The standard relocation process assumes both parents can safely communicate and negotiate. That assumption breaks down when domestic violence is involved. A parent fleeing abuse faces a genuine conflict: following the normal notice requirements means disclosing a new address to the person they’re trying to escape.
The legal landscape here is uneven. Some states allow courts to waive the notice requirement when domestic violence is a factor, or to keep the relocating parent’s new address confidential. Others have no explicit statutory exception for abuse, leaving survivors to argue their case under general “good cause” provisions. Federal law recognizes the tension. Under the international parental kidnapping statute, fleeing domestic violence is an explicit affirmative defense to criminal charges.3Office of the Law Revision Counsel. 18 USC 1204 – International Parental Kidnapping The PKPA also provides for emergency jurisdiction when a child or parent has been subjected to or threatened with abuse.1Office of the Law Revision Counsel. 28 USC 1738A – Full Faith and Credit Given to Child Custody Determinations
A parent in this situation should consult a family law attorney or a domestic violence advocate before moving. Many legal aid organizations help survivors navigate the relocation process safely, and courts are far more sympathetic to a parent who sought legal guidance first than one who simply disappeared.
If you believe your wife is about to take your child out of state without permission, the most powerful tool available is an emergency motion filed with the family court.
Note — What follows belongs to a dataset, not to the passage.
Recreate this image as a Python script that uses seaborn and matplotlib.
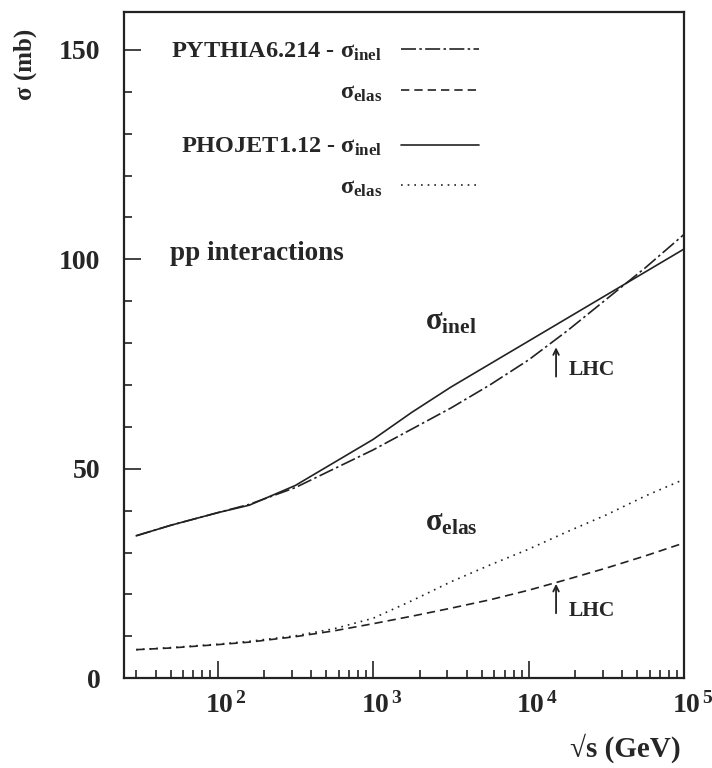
import numpy as np
import pandas as pd
import matplotlib
matplotlib.use("Agg")
import matplotlib.pyplot as plt
import matplotlib.transforms as mtrans
import seaborn as sns
from matplotlib.ticker import LogLocator, MultipleLocator, FuncFormatter

# data
sqrt_s = [30, 50, 100, 160, 316, 562, 1000, 1778, 3162, 5623, 10000, 17783, 31623, 56234, 100000]
pythia_inel = [34.0, 36.5, 39.5, 41.5, 45.5, 50.0, 54.5, 59.5, 64.5, 70.0, 76.0, 83.0, 90.5, 98.0, 106.0]
pythia_elas = [6.8, 7.2, 8.0, 8.6, 9.9, 11.3, 13.0, 14.8, 16.7, 18.7, 21.0, 23.6, 26.3, 29.2, 32.3]
phojet_inel = [34.0, 36.5, 39.5, 41.3, 46.0, 51.5, 57.0, 63.5, 69.5, 75.0, 80.5, 86.0, 91.5, 97.0, 102.5]
phojet_elas = [6.8, 7.3, 8.1, 8.8, 10.1, 11.8, 14.3, 18.5, 23.0, 27.0, 30.8, 35.0, 39.0, 43.5, 47.5]
lhc_energy = 15000

sns.set_style("ticks")
plt.rcParams['font.family'] = ['Liberation Serif', 'DejaVu Serif']
plt.rcParams['font.weight'] = 'bold'
plt.rcParams['axes.labelweight'] = 'bold'
plt.rcParams['mathtext.fontset'] = 'custom'
plt.rcParams['mathtext.rm'] = 'Liberation Serif:bold'
plt.rcParams['mathtext.it'] = 'Liberation Serif:bold'
plt.rcParams['mathtext.bf'] = 'Liberation Serif:bold'
plt.rcParams['mathtext.default'] = 'rm'

fig = plt.figure(figsize=(7.12, 7.68), dpi=100)
ax = fig.add_axes([0.174, 0.117, 0.787, 0.867])

col = "#222222"
lw = 1.2
styles = {
    "py_inel": (0, (9, 2, 1.5, 2)),
    "py_elas": (0, (5, 3)),
    "ph_inel": "-",
    "ph_elas": (0, (1, 3)),
}

l1 = sns.lineplot(x=sqrt_s, y=pythia_inel, ax=ax, color=col, lw=lw, linestyle=styles["py_inel"],
                  label="PYTHIA6.214 - σ$_{inel}$", legend=False).lines[-1]
l2 = sns.lineplot(x=sqrt_s, y=pythia_elas, ax=ax, color=col, lw=lw, linestyle=styles["py_elas"],
                  label="σ$_{elas}$", legend=False).lines[-1]
l3 = sns.lineplot(x=sqrt_s, y=phojet_inel, ax=ax, color=col, lw=lw, linestyle=styles["ph_inel"],
                  label="PHOJET1.12 - σ$_{inel}$", legend=False).lines[-1]
l4 = sns.lineplot(x=sqrt_s, y=phojet_elas, ax=ax, color=col, lw=lw, linestyle=styles["ph_elas"],
                  label="σ$_{elas}$", legend=False).lines[-1]

ax.set_xscale("log")
ax.set_xlim(25, 1e5)
ax.set_ylim(0, 159)

leg_kw = dict(markerfirst=False, frameon=False, fontsize=17.5, handlelength=3.2,
              handletextpad=0.8, labelspacing=0.75, borderaxespad=0, borderpad=0)
leg1 = ax.legend(handles=[l1, l2], loc="upper right", bbox_to_anchor=(0.634, 0.957), **leg_kw)
ax.add_artist(leg1)
ax.legend(handles=[l3, l4], loc="upper right", bbox_to_anchor=(0.634, 0.814), **leg_kw)

ax.text(0.083, 0.638, "pp interactions", transform=ax.transAxes, fontsize=19.5,
        ha="left", va="center")

# curve labels
ax.text(3162, 85, "σ$_{inel}$", fontsize=22, ha="center", va="center")
ax.text(3162, 37, "σ$_{elas}$", fontsize=22, ha="center", va="center")

# LHC arrows
for y0, y1, yt in [(72, 79, 73.5), (15.5, 22.5, 16)]:
    ax.annotate("", xy=(lhc_energy, y1), xytext=(lhc_energy, y0),
                arrowprops=dict(arrowstyle="->", color=col, lw=1.3, shrinkA=0, shrinkB=0))
    ax.text(lhc_energy * 1.2, yt, "LHC", fontsize=15.5, ha="left", va="center")

ax.xaxis.set_major_locator(LogLocator(base=10, numticks=10))
ax.xaxis.set_minor_locator(LogLocator(base=10, subs=np.arange(2, 10), numticks=20))
ax.xaxis.set_major_formatter(FuncFormatter(lambda v, p: r"$10^{\,%d}$" % round(np.log10(v))))
ax.yaxis.set_major_locator(MultipleLocator(50))
ax.yaxis.set_minor_locator(MultipleLocator(10))
ax.tick_params(which="both", direction="in", top=False, right=False, labelsize=20, width=1.2, color=col)
ax.tick_params(which="major", length=12)
ax.tick_params(which="minor", length=6)
ax.tick_params(axis="y", which="major", pad=17)
ax.tick_params(axis="x", which="major", pad=10)

# shift x tick labels so the "10" sits on the tick, exponent to the right
shift = mtrans.ScaledTranslation(6 / 72, 0, fig.dpi_scale_trans)
for t in ax.xaxis.get_major_ticks():
    t.label1.set_transform(t.label1.get_transform() + shift)

for s in ax.spines.values():
    s.set_linewidth(1.6)
    s.set_color(col)

ax.set_xlabel("√s (GeV)", fontsize=21)
ax.xaxis.set_label_coords(0.993, -0.083)
ax.xaxis.label.set_ha("right")
ax.xaxis.label.set_va("top")
ax.set_ylabel("σ (mb)", fontsize=18)
ax.yaxis.set_label_coords(-0.155, 0.975)
ax.yaxis.label.set_ha("right")

fig.savefig("out.png", dpi=100)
This asks a judge to issue a temporary restraining order preventing the child from being removed from the state until a full hearing can be held. You’ll need to show the court that the risk of removal is real and imminent, not speculative.
If the child has already been taken in violation of a custody order, file an emergency motion for the child’s return. Courts take these seriously, and a judge can order the child brought back while scheduling hearings to address the violation. The PKPA requires the new state to enforce your existing custody order rather than allowing the other parent to relitigate custody there.1Office of the Law Revision Counsel. 28 USC 1738A – Full Faith and Credit Given to Child Custody Determinations
When a clear custody order has been violated, contacting law enforcement is also an option. Provide police with a certified copy of the custody order. Whether officers intervene immediately depends on the circumstances and local practice, but having the order documented with law enforcement creates a record that strengthens your position in court. The local prosecutor’s office can advise on whether the facts support criminal charges for custodial interference.
If no custody order exists yet, filing for custody immediately is your priority. Establishing your current state as the child’s home state for jurisdictional purposes becomes harder with every day the child spends in the new location. Acting quickly keeps the legal process in your home court.